With freezing temps hitting the Chattanooga area, cold weather shelters have become lifesavers for some of the area's homeless population.
The Salvation Army of Greater Chattanooga's emergency cold weather shelter was at capacity Tuesday night as frigid temperatures rolled into the region, bringing snow and icy conditions with it.
Sixty people found refuge there that night and no additional people knocked on the shelter's door, but Chattanooga Salvation Army spokeswoman Kimberly George said if her organization is no longer able to accommodate people, workers there will coordinate with the Chattanooga Community Kitchen.
"We're in contact with each other all night, and we keep checking in to see what their numbers are and what our numbers are," George said.
At the Community Kitchen, Executive Director Jens Christensen said about 114 people came into the shelter on Tuesday night. Around this time last year, it was averaging around 60 people.
The Community Kitchen's shelter can handle about 120 people comfortably, but it has accepted as many as 196 in the past. At that point, people can only fit if they're sitting in chairs, rather than lying down.

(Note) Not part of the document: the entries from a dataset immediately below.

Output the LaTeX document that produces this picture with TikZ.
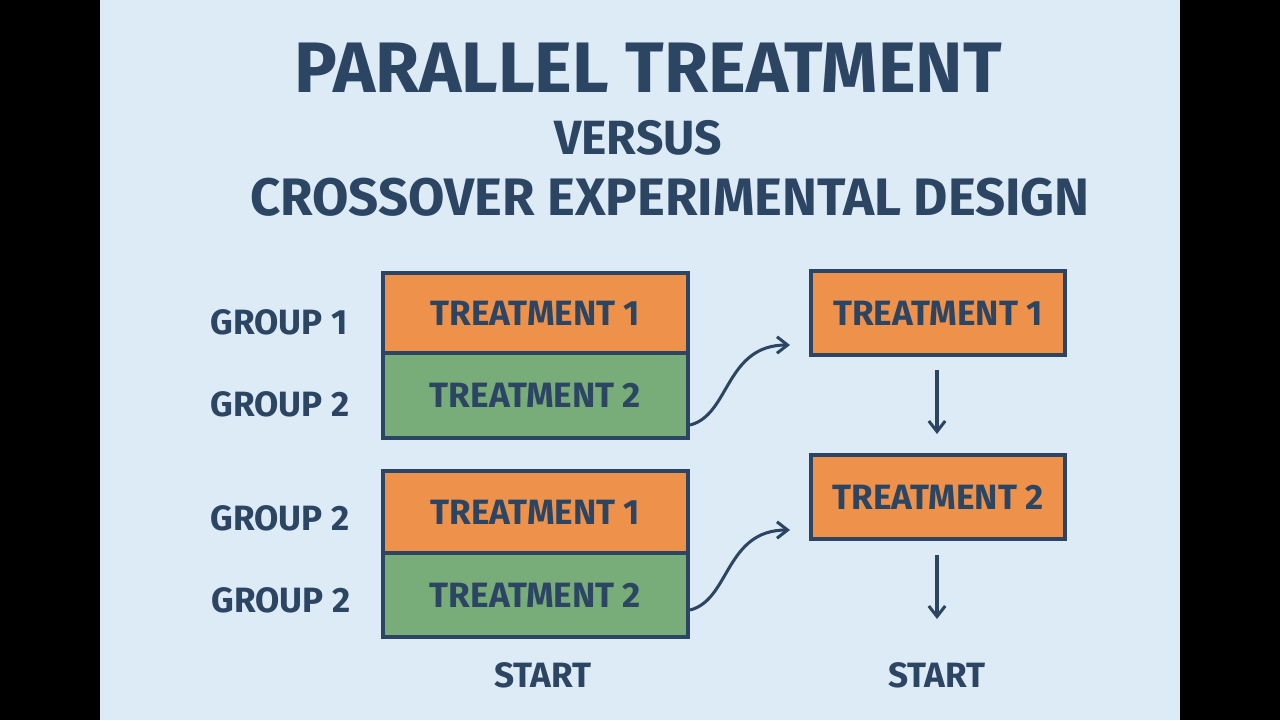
\documentclass[tikz,border=0pt]{standalone}
\usepackage{fontspec}
\setmainfont{Fira Sans}
\usetikzlibrary{positioning, arrows.meta}
\definecolor{navy}{HTML}{2B4563}
\definecolor{sky}{HTML}{DDEBF7}
\definecolor{tangerine}{HTML}{EE924B}
\definecolor{sage}{HTML}{78AC78}
\tikzset{
	box/.style = {draw = navy, line width = 2.6pt, minimum width = 305*0.03cm, inner sep = 0, text = navy, font = \bfseries\fontsize{30}{33}\selectfont},
	grp/.style = {text = navy, font = \bfseries\fontsize{30}{33}\selectfont},
	link/.style = {-{Straight Barb[length = 9pt, width = 14pt]}, navy, line width = 2.6pt},
}
\begin{document}
\begin{tikzpicture}[x = 0.03cm, y = -0.03cm]
					\fill [black] (0, 0) rectangle (1280, 720);
					\fill [sky] (100, 0) rectangle (1180, 720);

					\node [text = navy, font = \bfseries\fontsize{61}{66}\selectfont] (title) at (648, 68) {PARALLEL TREATMENT};
					\node [text = navy, font = \bfseries\fontsize{41}{45}\selectfont] (versus) at (638, 138) {VERSUS};
					\node [text = navy, font = \bfseries\fontsize{45}{50}\selectfont] (design) at (670, 197) {CROSSOVER EXPERIMENTAL DESIGN};

					\node [box, fill = tangerine, minimum height = 80*0.03cm] (a1) at (535.5, 313) {TREATMENT 1};
					\node [box, fill = sage, minimum height = 85*0.03cm] (a2) at (535.5, 395.5) {TREATMENT 2};
					\node [box, fill = tangerine, minimum height = 82*0.03cm] (b1) at (535.5, 512) {TREATMENT 1};
					\node [box, fill = sage, minimum height = 84*0.03cm] (b2) at (535.5, 595) {TREATMENT 2};

					\node [grp] (g1) at (279, 322) {GROUP 1};
					\node [grp] (g2) at (280, 404) {GROUP 2};
					\node [grp] (g3) at (280, 518) {GROUP 2};
					\node [grp] (g4) at (281, 600) {GROUP 2};

					\node [box, fill = tangerine, minimum width = 254*0.03cm, minimum height = 84*0.03cm] (c1) at (938, 313) {TREATMENT 1};
					\node [box, fill = tangerine, minimum width = 254*0.03cm, minimum height = 84*0.03cm] (c2) at (938, 497) {TREATMENT 2};

					\node [grp] (s1) at (543, 675) {START};
					\node [grp] (s2) at (937, 675) {START};

					\coordinate (d1) at (937, 370);
					\coordinate (d2) at (937, 434);
					\coordinate (d3) at (937, 555);
					\coordinate (d4) at (937, 619);
					\coordinate (e1) at (690, 425);
					\coordinate (e2) at (790, 345);
					\coordinate (e3) at (690, 610);
					\coordinate (e4) at (790, 530);

					\draw [link] (d1) to (d2);
					\draw [link] (d3) to (d4);
					\draw [link] (e1) .. controls (730, 415) and (725, 345) .. (e2);
					\draw [link] (e3) .. controls (730, 600) and (725, 530) .. (e4);
				\end{tikzpicture}
\end{document}
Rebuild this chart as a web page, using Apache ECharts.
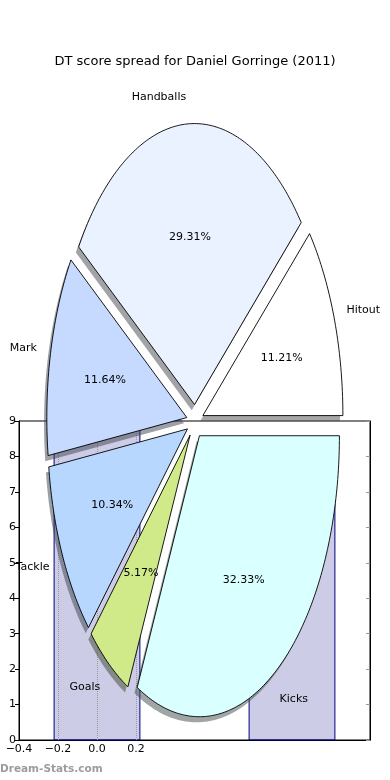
<!DOCTYPE html>
<html><head><meta charset="utf-8">
<script src="https://cdn.jsdelivr.net/npm/echarts/dist/echarts.min.js"></script>
<style>html,body{margin:0;padding:0;background:#fff}#c{width:390px;height:780px}</style>
</head><body><div id="c"></div>
<script>
// ---- data ----
const titleText = 'DT score spread for Daniel Gorringe (2011)';
const sliceLabels = ['Hitout', 'Handballs', 'Mark', 'Tackle', 'Goals', 'Kicks'];
const slicePercents = [11.21, 29.31, 11.64, 10.34, 5.17, 32.33];
const sliceColors = ['#ffffff', '#eaf1ff', '#c6d9ff', '#b7d7ff', '#d0ea8a', '#d9ffff'];
const barX = [0, 1];
const barHeights = [8.8, 8.3];
const barWidthData = 0.44;
const xTickValues = [-0.4, -0.2, 0.0, 0.2];
const yTickValues = [0, 1, 2, 3, 4, 5, 6, 7, 8, 9];

// ---- pie layout (matplotlib-like elliptical pie) ----
const PIE = { cx: 195, cy: 421.4, rx: 140, ry: 281, explode: 0.06, shadow: 0.02, labelDist: 1.1, pctDist: 0.6 };
const total = slicePercents.reduce((a, b) => a + b, 0);
const startAngles = [];
(function () { let acc = 0; slicePercents.forEach(v => { startAngles.push(acc); acc += 360 * v / total; }); })();

function hexToRgb(h) { h = h.replace('#', ''); return [0, 2, 4].map(i => parseInt(h.substr(i, 2), 16)); }

function renderPie(params, api) {
  const i = params.dataIndex;
  const v = api.value(0);
  const a1 = startAngles[i], a2 = a1 + 360 * v / total;
  const m = (a1 + a2) / 2 * Math.PI / 180;
  const ox = PIE.cx + PIE.explode * PIE.rx * Math.cos(m);
  const oy = PIE.cy - PIE.explode * PIE.ry * Math.sin(m);
  const pts = [[ox, oy]];
  const n = Math.max(10, Math.ceil(a2 - a1));
  for (let k = 0; k <= n; k++) {
    const t = (a1 + (a2 - a1) * k / n) * Math.PI / 180;
    pts.push([ox + PIE.rx * Math.cos(t), oy - PIE.ry * Math.sin(t)]);
  }
  const sdx = -PIE.shadow * PIE.rx, sdy = PIE.shadow * PIE.ry;
  const spts = pts.map(p => [p[0] + sdx, p[1] + sdy]);
  const rgb = hexToRgb(sliceColors[i]).map(c => Math.round(c * 0.3));
  const shadowColor = 'rgba(' + rgb.join(',') + ',0.5)';
  const c = Math.cos(m), s = Math.sin(m);
  const lx = ox + PIE.labelDist * PIE.rx * c, ly = oy - PIE.labelDist * PIE.ry * s;
  const px = ox + PIE.pctDist * PIE.rx * c, py = oy - PIE.pctDist * PIE.ry * s;
  return {
    type: 'group',
    children: [
      { type: 'polygon', z2: 2 * i, shape: { points: spts }, style: { fill: shadowColor, stroke: null } },
      { type: 'polygon', z2: 2 * i + 1, shape: { points: pts }, style: { fill: sliceColors[i], stroke: '#000', lineWidth: 0.9 } },
      { type: 'text', z2: 100, style: { text: sliceLabels[i], x: lx - (c > 0 ? 1 : 0), y: ly + 1, align: c > 0 ? 'left' : 'right', verticalAlign: 'middle', font: '11px "DejaVu Sans"', fill: '#000' } },
      { type: 'text', z2: 100, style: { text: v.toFixed(2) + '%', x: px, y: py + 1, align: 'center', verticalAlign: 'middle', font: '11px "DejaVu Sans"', fill: '#000' } }
    ]
  };
}

function renderBar(params, api) {
  const x = api.value(0), h = api.value(1);
  const p1 = api.coord([x - barWidthData / 2, h]);
  const p2 = api.coord([x + barWidthData / 2, 0]);
  const cs = params.coordSys;
  const rect = echarts.graphic.clipRectByRect(
    { x: p1[0], y: p1[1], width: p2[0] - p1[0], height: p2[1] - p1[1] },
    { x: cs.x, y: cs.y, width: cs.width, height: cs.height });
  if (!rect) return;
  return { type: 'rect', shape: rect, style: { fill: 'rgba(0,0,128,0.2)', stroke: '#000080', lineWidth: 1 } };
}

const fmtTick = v => (Math.abs(v) < 1e-9 ? 0 : v).toFixed(1).replace('-', '\u2212');

const chart = echarts.init(document.getElementById('c'), null, { renderer: 'canvas' });
chart.setOption({
  animation: false,
  backgroundColor: '#fff',
  title: {
    text: titleText, left: 'center', top: 50,
    textStyle: { fontFamily: 'DejaVu Sans', fontSize: 13, fontWeight: 'normal', color: '#000' }
  },
  graphic: [{
    type: 'text', left: 0, top: 764,
    style: { text: 'Dream-Stats.com', font: 'bold 10.5px "DejaVu Sans"', fill: '#9c9c9c' }
  }],
  grid: { left: 19, right: 20, top: 421, bottom: 40, show: true, borderColor: '#000', borderWidth: 1, backgroundColor: 'transparent' },
  xAxis: {
    type: 'value', min: -0.4, max: 1.4, interval: 0.2,
    axisLine: { show: true, onZero: false, lineStyle: { color: '#000' } },
    axisTick: { show: false },
    splitLine: { show: false },
    axisLabel: {
      margin: 4, color: '#000', fontFamily: 'DejaVu Sans', fontSize: 11, showMaxLabel: false,
      formatter: v => (xTickValues.some(t => Math.abs(t - v) < 1e-6) ? fmtTick(v) : '')
    }
  },
  yAxis: [{
    type: 'value', position: 'left', min: yTickValues[0], max: yTickValues[yTickValues.length - 1], interval: 1,
    axisLine: { show: true, onZero: false, lineStyle: { color: '#000' } },
    axisTick: { show: true, inside: false, length: 4, lineStyle: { color: '#000' } },
    splitLine: { show: false },
    axisLabel: { margin: 3, color: '#000', fontFamily: 'DejaVu Sans', fontSize: 11 }
  }, {
    type: 'value', position: 'right', min: yTickValues[0], max: yTickValues[yTickValues.length - 1], interval: 1,
    axisLine: { show: true, onZero: false, lineStyle: { color: '#000' } },
    axisTick: { show: true, inside: true, length: 4, lineStyle: { color: '#999' } },
    splitLine: { show: false },
    axisLabel: { show: false }
  }],
  series: [{
    type: 'custom', name: 'bars', coordinateSystem: 'cartesian2d', z: 2,
    renderItem: renderBar, encode: { x: 0, y: 1 },
    data: barX.map((x, i) => [x, barHeights[i]]),
    markLine: {
      silent: true, symbol: 'none', label: { show: false },
      lineStyle: { type: 'dotted', color: '#9a9a9a', width: 1 },
      data: xTickValues.filter(v => v > -0.39).map(v => ({ xAxis: v }))
    }
  }, {
    type: 'custom', name: 'pie', coordinateSystem: 'none', z: 10,
    renderItem: renderPie,
    data: slicePercents.map((v, i) => ({ name: sliceLabels[i], value: [v] }))
  }]
});
</script>
</body></html>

"The big issue is, for people to be able to lay down, the capacity isn't nearly as high as if people are sitting in chairs," Christensen said. "It's unpleasant, no matter how you cut it."
So far, there hasn't been a time in which both shelters have been so full they couldn't take any more people.

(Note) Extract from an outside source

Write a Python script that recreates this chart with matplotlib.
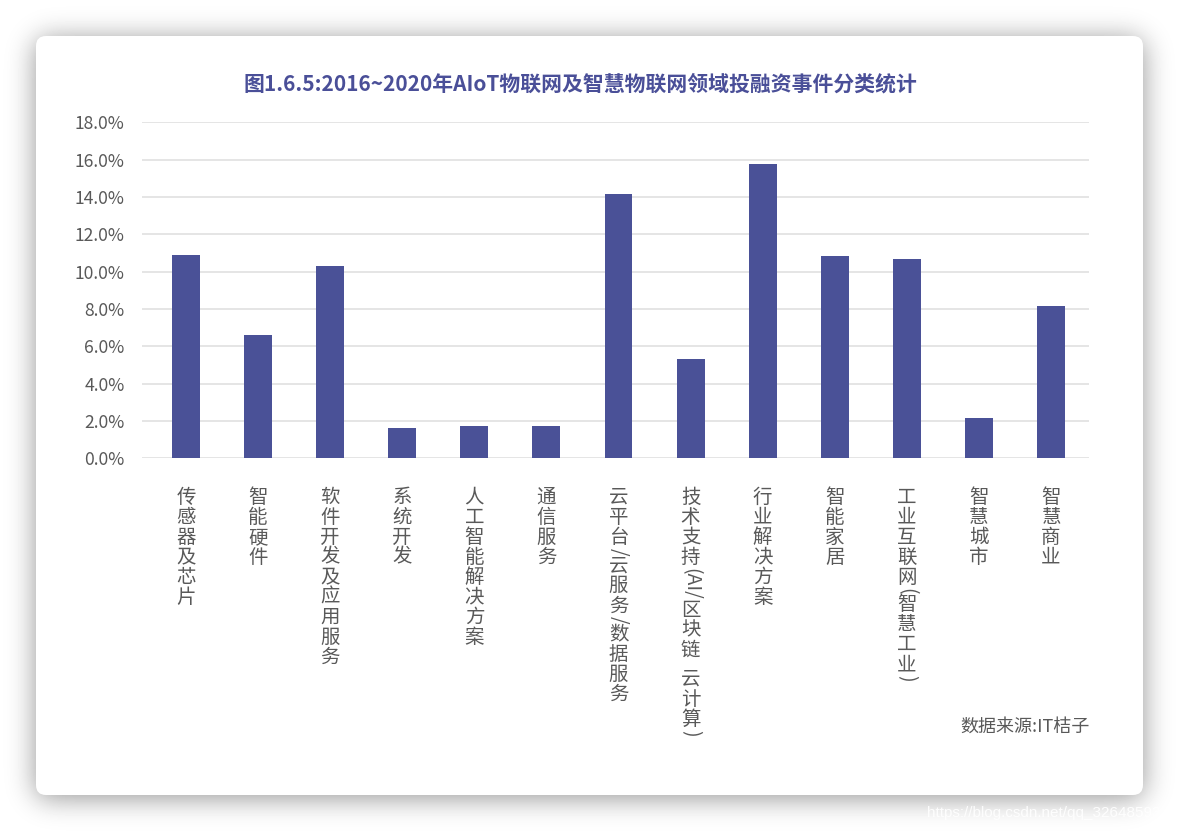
import numpy as np
import matplotlib
matplotlib.use("Agg")
import matplotlib.pyplot as plt
from matplotlib.patches import FancyBboxPatch
from matplotlib.font_manager import FontProperties

# ---------------- data ----------------
categories = ["传感器及芯片", "智能硬件", "软件开发及应用服务", "系统开发",
              "人工智能解决方案", "通信服务", "云平台/云服务/数据服务",
              "技术支持(AI/区块链 云计算)", "行业解决方案", "智能家居",
              "工业互联网(智慧工业)", "智慧城市", "智慧商业"]
shares = [10.89, 6.60, 10.30, 1.63, 1.73, 1.73, 14.16, 5.32, 15.77, 10.84, 10.68, 2.16, 8.16]
yticks = [0, 2, 4, 6, 8, 10, 12, 14, 16, 18]
title = "图1.6.5:2016~2020年AIoT物联网及智慧物联网领域投融资事件分类统计"
source = "数据来源:IT桔子"
watermark = "https://blog.csdn.net/qq_32648593"

# ---------------- style ----------------
CJK = ["Noto Sans CJK SC", "DejaVu Sans"]
plt.rcParams["font.family"] = CJK
BAR = "#4a5197"
TXT = "#595959"
W, H = 1180, 832

fig = plt.figure(figsize=(W / 100, H / 100), dpi=100)
fig.patch.set_facecolor("white")

# background with card shadow
bg = fig.add_axes([0, 0, 1, 1], zorder=-10)
bg.set_xlim(0, W)
bg.set_ylim(H, 0)
bg.axis("off")
cx0, cy0, cx1, cy1, rad = 36, 36, 1143, 795, 10
yy, xx = np.mgrid[0:H, 0:W] + 0.5
sy = 3
dx = np.maximum(np.maximum(cx0 + rad - xx, xx - (cx1 - rad)), 0)
dy = np.maximum(np.maximum(cy0 + sy + rad - yy, yy - (cy1 + sy - rad)), 0)
mask = (np.hypot(dx, dy) <= rad).astype(float)
sig = 14.0
k = np.arange(-45, 46)
kern = np.exp(-0.5 * (k / sig) ** 2)
kern /= kern.sum()
blur = np.apply_along_axis(lambda r: np.convolve(r, kern, mode="same"), 1, mask)
blur = np.apply_along_axis(lambda c: np.convolve(c, kern, mode="same"), 0, blur)
shade = 1 - 0.42 * blur
bg.imshow(shade, cmap="gray", vmin=0, vmax=1, extent=[0, W, H, 0], interpolation="bilinear")
card = FancyBboxPatch((cx0, cy0), cx1 - cx0, cy1 - cy0,
                      boxstyle=f"round,pad=0,rounding_size={rad}",
                      facecolor="white", edgecolor="none")
bg.add_patch(card)

# main axes
ax_l, ax_r, ax_b, ax_t = 142, 1089, 458.3, 122.3
ax = fig.add_axes([ax_l / W, 1 - ax_b / H, (ax_r - ax_l) / W, (ax_b - ax_t) / H])
ax.set_facecolor("none")
x = np.arange(len(categories))
ax.bar(x, shares, width=0.388, color=BAR, zorder=3)
ax.set_xlim(-0.61, 12.527)
ax.set_ylim(0, 18)
ax.set_yticks(yticks)
ax.set_yticklabels([f"{v:.1f}%" for v in yticks], fontsize=12.6, color=TXT)
ax.yaxis.grid(True, color="#e0e0e0", linewidth=1.2, zorder=0)
ax.set_axisbelow(True)
ax.tick_params(axis="y", length=0, pad=12.5)
ax.set_xticks([])
for s in ax.spines.values():
    s.set_visible(False)

# vertical category labels
lab_fs = 14
fp = FontProperties(family=CJK, size=lab_fs)
renderer = fig.canvas.get_renderer()
adv = 20.0


def tokens(s):
    out, run = [], ""
    for ch in s:
        if ord(ch) > 0x2E80:
            if run:
                out.append(run)
                run = ""
            out.append(ch)
        else:
            run += ch
    if run:
        out.append(run)
    return out


for i, lab in enumerate(categories):
    cur = 29.0
    for tk in tokens(lab):
        if len(tk) == 1 and ord(tk) > 0x2E80:
            h = adv
            rot = 0
        elif tk.strip() == "":
            h = 9.0 * len(tk)
            cur += h
            continue
        else:
            w_, h_, d_ = renderer.get_text_width_height_descent(tk, fp, ismath=False)
            h = w_ + 1
            rot = -90
        ax.annotate(tk, xy=(i, 0), xycoords=("data", "axes fraction"),
                    xytext=(0, -(cur + h / 2)), textcoords="offset pixels",
                    ha="center", va="center", rotation=rot,
                    fontproperties=fp, color=TXT, annotation_clip=False)
        cur += h

# title, source, watermark
fig.text(580 / W, 1 - 84 / H, title, ha="center", va="center", fontsize=15,
         fontweight="bold", color="#4a4f98")
fig.text(1090 / W, 1 - 727 / H, source, ha="right", va="center", fontsize=13, color=TXT)
fig.text(927 / W, 1 - 813 / H, watermark, ha="left", va="center", fontsize=11,
         family=["Liberation Sans", "DejaVu Sans"], color="white", alpha=0.9)

fig.savefig("out.png", dpi=100, facecolor=fig.get_facecolor())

"Between the two of us, we never turn anyone away," George said. "It could be that there are no longer beds or sleeping arrangements, but we put chairs, we just get them out of the cold."
Each time it gets cold, outreach workers visit homeless camps around the area to warn about falling temperatures and spread the word about the shelter, Christensen said. There isn't a service to drive around and pick people up, though, so those who want to get out of the cold have to find their own transportation, whether it's via bus or a friend or by some other means.
But not everyone opts to stay inside, Christensen said.
There are between 600 and 700 people facing homelessness in Chattanooga, Christensen previously told the Times Free Press. Of those, some have family or friends they can stay with. Others spend nights in their cars or at a camp.
Some reasons people might elect to stay outside include concerns for privacy or just aversion to large crowds, Christensen said. For those people, Christensen said they provide blankets, hand warmers, firewood for camps, etc.
In February 2015, 64-year-old Douglas King froze to death not far from the Community Kitchen after falling asleep against a trestle next to the railroad tracks in the 600 block of East 11th Street. His body was surrounded by beer bottles.
Christensen said King chose to stay outside that night, although witnesses said at the time that he had been turned away for drinking.
The only case in which a person would be turned away is if they posed a threat to the rest of the people within the shelter, and in that case, the police are called to pick them up, both George and Christensen said.